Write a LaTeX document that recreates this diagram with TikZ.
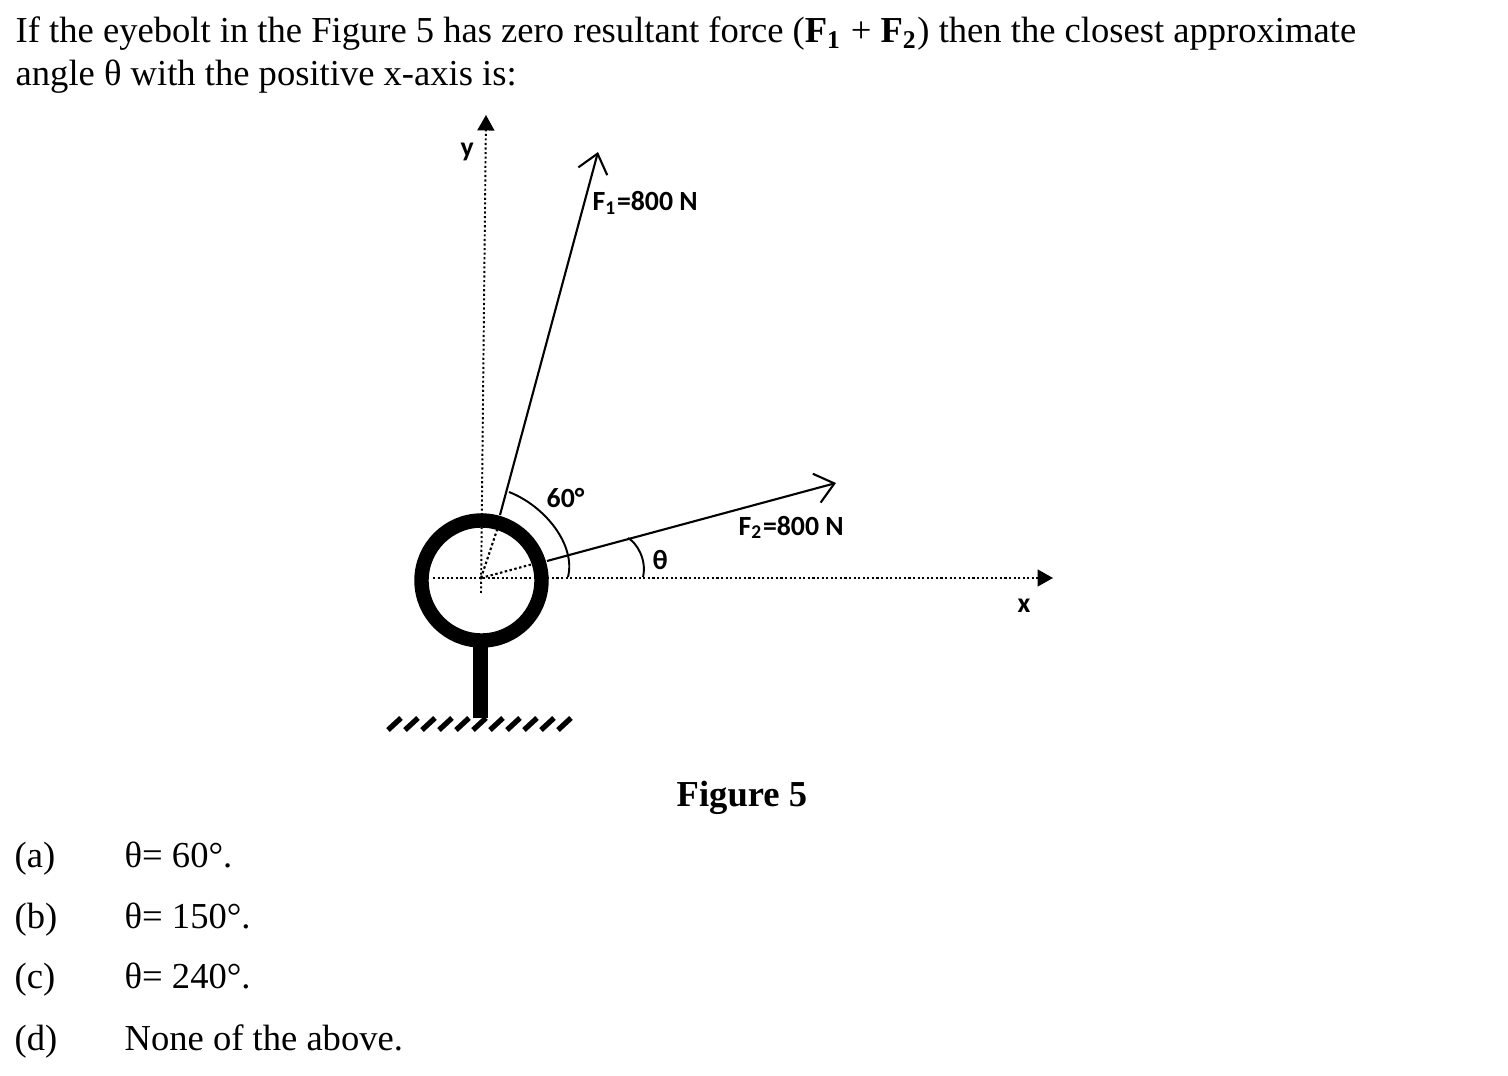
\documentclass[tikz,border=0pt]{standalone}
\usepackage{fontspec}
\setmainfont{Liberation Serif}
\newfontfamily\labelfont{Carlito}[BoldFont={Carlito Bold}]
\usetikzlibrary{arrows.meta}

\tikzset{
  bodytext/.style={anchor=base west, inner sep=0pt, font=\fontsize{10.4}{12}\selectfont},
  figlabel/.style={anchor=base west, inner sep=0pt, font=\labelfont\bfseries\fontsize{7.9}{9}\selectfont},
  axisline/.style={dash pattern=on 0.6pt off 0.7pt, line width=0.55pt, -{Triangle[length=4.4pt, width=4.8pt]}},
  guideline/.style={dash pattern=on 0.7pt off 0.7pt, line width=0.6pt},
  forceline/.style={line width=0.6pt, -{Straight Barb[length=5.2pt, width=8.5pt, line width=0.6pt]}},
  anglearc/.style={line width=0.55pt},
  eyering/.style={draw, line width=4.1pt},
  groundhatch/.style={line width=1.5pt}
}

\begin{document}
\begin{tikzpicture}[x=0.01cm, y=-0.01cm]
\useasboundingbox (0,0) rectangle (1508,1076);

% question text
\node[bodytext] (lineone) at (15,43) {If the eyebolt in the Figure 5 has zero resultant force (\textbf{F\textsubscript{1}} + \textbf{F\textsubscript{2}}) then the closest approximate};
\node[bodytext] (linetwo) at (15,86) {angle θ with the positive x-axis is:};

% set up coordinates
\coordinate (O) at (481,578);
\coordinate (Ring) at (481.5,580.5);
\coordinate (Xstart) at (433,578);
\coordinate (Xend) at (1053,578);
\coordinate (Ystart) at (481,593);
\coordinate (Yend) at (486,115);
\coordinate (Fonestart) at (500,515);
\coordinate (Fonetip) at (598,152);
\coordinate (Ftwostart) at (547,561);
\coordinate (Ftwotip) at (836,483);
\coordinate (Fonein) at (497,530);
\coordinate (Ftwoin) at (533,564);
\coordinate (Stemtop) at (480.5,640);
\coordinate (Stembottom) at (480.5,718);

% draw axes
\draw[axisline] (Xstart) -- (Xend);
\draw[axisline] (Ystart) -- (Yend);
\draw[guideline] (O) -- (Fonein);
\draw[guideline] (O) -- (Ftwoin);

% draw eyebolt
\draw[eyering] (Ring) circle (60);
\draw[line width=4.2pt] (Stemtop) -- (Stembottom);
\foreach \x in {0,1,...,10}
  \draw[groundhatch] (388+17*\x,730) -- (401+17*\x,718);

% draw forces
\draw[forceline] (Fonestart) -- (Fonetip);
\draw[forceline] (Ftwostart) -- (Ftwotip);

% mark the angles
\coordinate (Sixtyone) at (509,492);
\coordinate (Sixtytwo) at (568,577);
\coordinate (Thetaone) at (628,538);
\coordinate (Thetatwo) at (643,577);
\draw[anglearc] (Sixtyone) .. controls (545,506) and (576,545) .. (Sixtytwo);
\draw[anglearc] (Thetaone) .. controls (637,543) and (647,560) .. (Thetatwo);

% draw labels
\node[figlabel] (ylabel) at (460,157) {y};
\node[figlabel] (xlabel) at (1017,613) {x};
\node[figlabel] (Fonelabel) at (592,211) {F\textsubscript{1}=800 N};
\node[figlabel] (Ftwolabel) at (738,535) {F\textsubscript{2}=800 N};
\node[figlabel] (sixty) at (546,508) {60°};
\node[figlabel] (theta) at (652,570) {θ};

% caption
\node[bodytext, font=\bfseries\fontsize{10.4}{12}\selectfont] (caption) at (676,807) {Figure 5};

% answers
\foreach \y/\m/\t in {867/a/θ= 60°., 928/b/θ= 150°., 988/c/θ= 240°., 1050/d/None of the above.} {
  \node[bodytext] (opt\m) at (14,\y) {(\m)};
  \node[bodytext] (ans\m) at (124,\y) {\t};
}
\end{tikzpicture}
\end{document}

──────────

The lines from the top of the data above through the one holding "(O) -- (Ftwoin);" are to be repeated exactly, and only those, with no pictures.

Write a LaTeX document that recreates this diagram with TikZ.
\documentclass[tikz,border=0pt]{standalone}
\usepackage{fontspec}
\setmainfont{Liberation Serif}
\newfontfamily\labelfont{Carlito}[BoldFont={Carlito Bold}]
\usetikzlibrary{arrows.meta}

\tikzset{
  bodytext/.style={anchor=base west, inner sep=0pt, font=\fontsize{10.4}{12}\selectfont},
  figlabel/.style={anchor=base west, inner sep=0pt, font=\labelfont\bfseries\fontsize{7.9}{9}\selectfont},
  axisline/.style={dash pattern=on 0.6pt off 0.7pt, line width=0.55pt, -{Triangle[length=4.4pt, width=4.8pt]}},
  guideline/.style={dash pattern=on 0.7pt off 0.7pt, line width=0.6pt},
  forceline/.style={line width=0.6pt, -{Straight Barb[length=5.2pt, width=8.5pt, line width=0.6pt]}},
  anglearc/.style={line width=0.55pt},
  eyering/.style={draw, line width=4.1pt},
  groundhatch/.style={line width=1.5pt}
}

\begin{document}
\begin{tikzpicture}[x=0.01cm, y=-0.01cm]
\useasboundingbox (0,0) rectangle (1508,1076);

% question text
\node[bodytext] (lineone) at (15,43) {If the eyebolt in the Figure 5 has zero resultant force (\textbf{F\textsubscript{1}} + \textbf{F\textsubscript{2}}) then the closest approximate};
\node[bodytext] (linetwo) at (15,86) {angle θ with the positive x-axis is:};

% set up coordinates
\coordinate (O) at (481,578);
\coordinate (Ring) at (481.5,580.5);
\coordinate (Xstart) at (433,578);
\coordinate (Xend) at (1053,578);
\coordinate (Ystart) at (481,593);
\coordinate (Yend) at (486,115);
\coordinate (Fonestart) at (500,515);
\coordinate (Fonetip) at (598,152);
\coordinate (Ftwostart) at (547,561);
\coordinate (Ftwotip) at (836,483);
\coordinate (Fonein) at (497,530);
\coordinate (Ftwoin) at (533,564);
\coordinate (Stemtop) at (480.5,640);
\coordinate (Stembottom) at (480.5,718);

% draw axes
\draw[axisline] (Xstart) -- (Xend);
\draw[axisline] (Ystart) -- (Yend);
\draw[guideline] (O) -- (Fonein);
\draw[guideline] (O) -- (Ftwoin);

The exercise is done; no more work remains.